Standard of Good Faith
The court proceeded to evaluate whether BNY's actions aligned with the standard of good faith as outlined in the trust agreement. It determined that BNY had acted in accordance with its fiduciary obligations by making decisions necessary to comply with the terms of the demand note. This included the conversion of trust assets to cash, which was essential to meet margin requirements imposed by the loan agreement. The court reasoned that maintaining the trust's liquidity during a period of declining market conditions was a prudent decision aimed at protecting the trust's assets. Respondents' argument that BNY had intentionally reduced the trust's value to force a default lacked substance, as this would contradict BNY's interests as both a lender and trustee. Ultimately, the court found that BNY's actions were consistent with a good faith exercise of discretion, thereby reinforcing its position as a responsible fiduciary.
Summary Judgment Decision
In light of the analysis regarding the trust agreement, the allegations of bad faith, and the standard of good faith, the court concluded that summary judgment in favor of BNY was appropriate. The court established that no material facts indicated a breach of fiduciary duty by BNY in its management of the trust. Since respondents failed to provide adequate evidence to support their claims, the court found that BNY acted within the bounds of the trust agreement. The decision to convert trust assets and the subsequent calling of the loan were determined to be actions taken in good faith, aimed at fulfilling fiduciary responsibilities rather than manipulating circumstances against the beneficiaries.

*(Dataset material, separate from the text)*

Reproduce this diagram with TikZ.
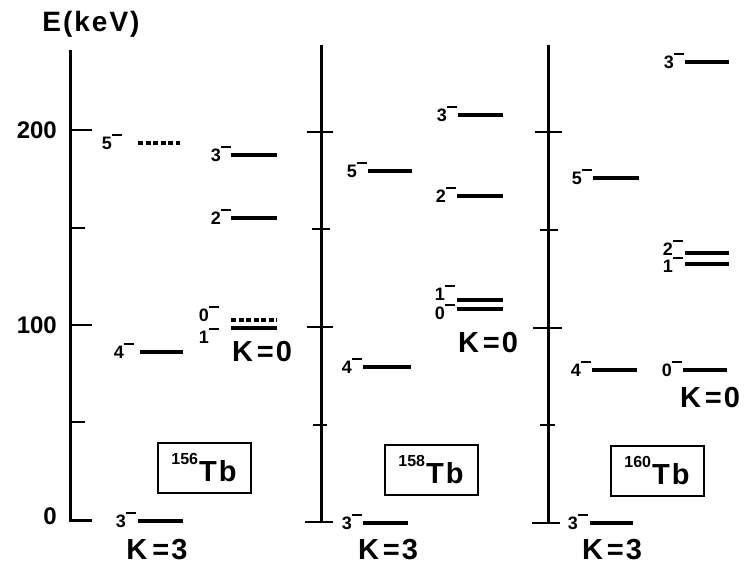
\documentclass[tikz,border=0pt]{standalone}
\usepackage{fontspec}
\setmainfont{Liberation Sans}
\newcommand\spin[1]{#1\rule[0.74em]{0.55em}{0.12em}}
\newcommand\nuc[1]{{\fontsize{16}{16}\selectfont\raisebox{17pt}{#1}}\hspace{1pt}{\fontsize{29}{29}\selectfont T\hspace{2pt}b}}
\tikzset{
  axisline/.style={line width=3pt},
  tick/.style={line width=2.6pt},
  lev/.style={line width=3.2pt},
  levd/.style={lev, dash pattern=on 5pt off 2.5pt},
  jp/.style={font=\fontsize{18}{18}\selectfont\bfseries, inner sep=0pt, anchor=base east},
  klab/.style={font=\fontsize{29}{29}\selectfont\bfseries, inner sep=0pt},
  num/.style={font=\fontsize{24}{24}\selectfont\bfseries, inner sep=0pt, anchor=east},
  isobox/.style={draw, line width=2pt, inner sep=0pt, minimum width=93pt, minimum height=50pt, font=\bfseries}
}
\begin{document}
\begin{tikzpicture}[x=1pt,y=-1pt]
\useasboundingbox (0,0) rectangle (749,570);

% energy scale labels
\node[font=\fontsize{28}{28}\selectfont\bfseries, inner sep=0pt] (title) at (91,24) {E\hspace{2pt}(\hspace{2pt}k\hspace{2pt}e\hspace{2pt}V\hspace{2pt})};
\node[num] (e200) at (57,130) {200};
\node[num] (e100) at (57,325) {100};
\node[num] (e0) at (57,516) {0};

% ---- 156Tb ----
\draw[axisline] (70,50) -- (70,520) -- (92,520);
\draw[tick] (70,130) -- (92,130);
\draw[tick] (70,228) -- (85,228);
\draw[tick] (70,325) -- (92,325);
\draw[tick] (70,422) -- (85,422);

\draw[levd] (138,143) -- (180,143);
\node[jp] (a5) at (122,149) {\spin{5}};
\draw[lev] (231,155) -- (277,155);
\node[jp] (a3) at (231,161) {\spin{3}};
\draw[lev] (231,218) -- (277,218);
\node[jp] (a2) at (231,224) {\spin{2}};
\draw[levd] (231,320) -- (277,320);
\node[jp] (a0) at (219,321) {\spin{0}};
\draw[lev] (231,328) -- (277,328);
\node[jp] (a1) at (219,343) {\spin{1}};
\draw[lev] (140,352) -- (183,352);
\node[jp] (a4) at (134,358) {\spin{4}};
\draw[lev] (138,521) -- (183,521);
\node[jp] (ag) at (136,527) {\spin{3}};

\node[klab] (ak0) at (262,352) {K\hspace{4pt}=\hspace{2pt}0};
\node[klab] (ak3) at (157,550) {K\hspace{5pt}=\hspace{2pt}3};
\node[isobox] (abox) at (204,468) {\nuc{156}};

% ---- 158Tb ----
\draw[axisline] (321,45) -- (321,522);
\draw[tick] (307,132) -- (333,132);
\draw[tick] (312,229) -- (330,229);
\draw[tick] (307,327) -- (333,327);
\draw[tick] (313,425) -- (327,425);
\draw[tick] (305,522) -- (333,522);

\draw[lev] (458,115) -- (503,115);
\node[jp] (b3) at (457,121) {\spin{3}};
\draw[lev] (368,171) -- (412,171);
\node[jp] (b5) at (367,177) {\spin{5}};
\draw[lev] (457,196) -- (503,196);
\node[jp] (b2) at (456,202) {\spin{2}};
\draw[lev] (457,300) -- (503,300);
\node[jp] (b1) at (455,300) {\spin{1}};
\draw[lev] (457,309) -- (503,309);
\node[jp] (b0) at (455,319) {\spin{0}};
\draw[lev] (363,367) -- (411,367);
\node[jp] (b4) at (362,373) {\spin{4}};
\draw[lev] (363,523) -- (408,523);
\node[jp] (bg) at (362,529) {\spin{3}};

\node[klab] (bk0) at (488,343) {K\hspace{4pt}=\hspace{2pt}0};
\node[klab] (bk3) at (388,550) {K\hspace{4pt}=\hspace{2pt}3};
\node[isobox] (bbox) at (431,470) {\nuc{158}};

% ---- 160Tb ----
\draw[axisline] (548,45) -- (548,523);
\draw[tick] (535,132) -- (562,132);
\draw[tick] (540,230) -- (558,230);
\draw[tick] (533,328) -- (562,328);
\draw[tick] (540,425) -- (555,425);
\draw[tick] (532,523) -- (560,523);

\draw[lev] (685,62) -- (729,62);
\node[jp] (c3) at (684,68) {\spin{3}};
\draw[lev] (593,178) -- (639,178);
\node[jp] (c5) at (592,184) {\spin{5}};
\draw[lev] (685,253) -- (729,253);
\node[jp] (c2) at (683,255) {\spin{2}};
\draw[lev] (685,264) -- (729,264);
\node[jp] (c1) at (683,272) {\spin{1}};
\draw[lev] (592,370) -- (637,370);
\node[jp] (c4) at (591,376) {\spin{4}};
\draw[lev] (683,370) -- (727,370);
\node[jp] (c0) at (682,376) {\spin{0}};
\draw[lev] (590,523) -- (633,523);
\node[jp] (cg) at (588,529) {\spin{3}};

\node[klab] (ck0) at (710,398) {K\hspace{4pt}=\hspace{2pt}0};
\node[klab] (ck3) at (612,550) {K\hspace{4pt}=\hspace{2pt}3};
\node[isobox] (cbox) at (657,471) {\nuc{160}};
\end{tikzpicture}
\end{document}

In this context, BNY's dual role as lender and trustee was acknowledged as permissible under the trust agreement, further solidifying the court's ruling. As a result, the court ruled that BNY did not breach its fiduciary duties, allowing the summary judgment to stand.
Opportunity for Amended Claims
Although the court granted summary judgment to BNY, it also allowed respondents a limited opportunity to seek leave to file an amended counter-petition. The court recognized the potential for manipulation in situations where self-dealing was expressly permitted by the trust agreement. Thus, it provided respondents with a 20-day window to allege specific actions taken in bad faith that resulted in a loss to the trust or its beneficiaries. This decision demonstrated the court's intention to ensure that all allegations of fiduciary misconduct were thoroughly examined before reaching a final resolution. The court's willingness to allow for amended claims indicated that it sought to balance the interests of justice with the need for accountability in fiduciary relationships. However, the court also noted that any new allegations would need to be substantiated with concrete facts rather than mere assertions.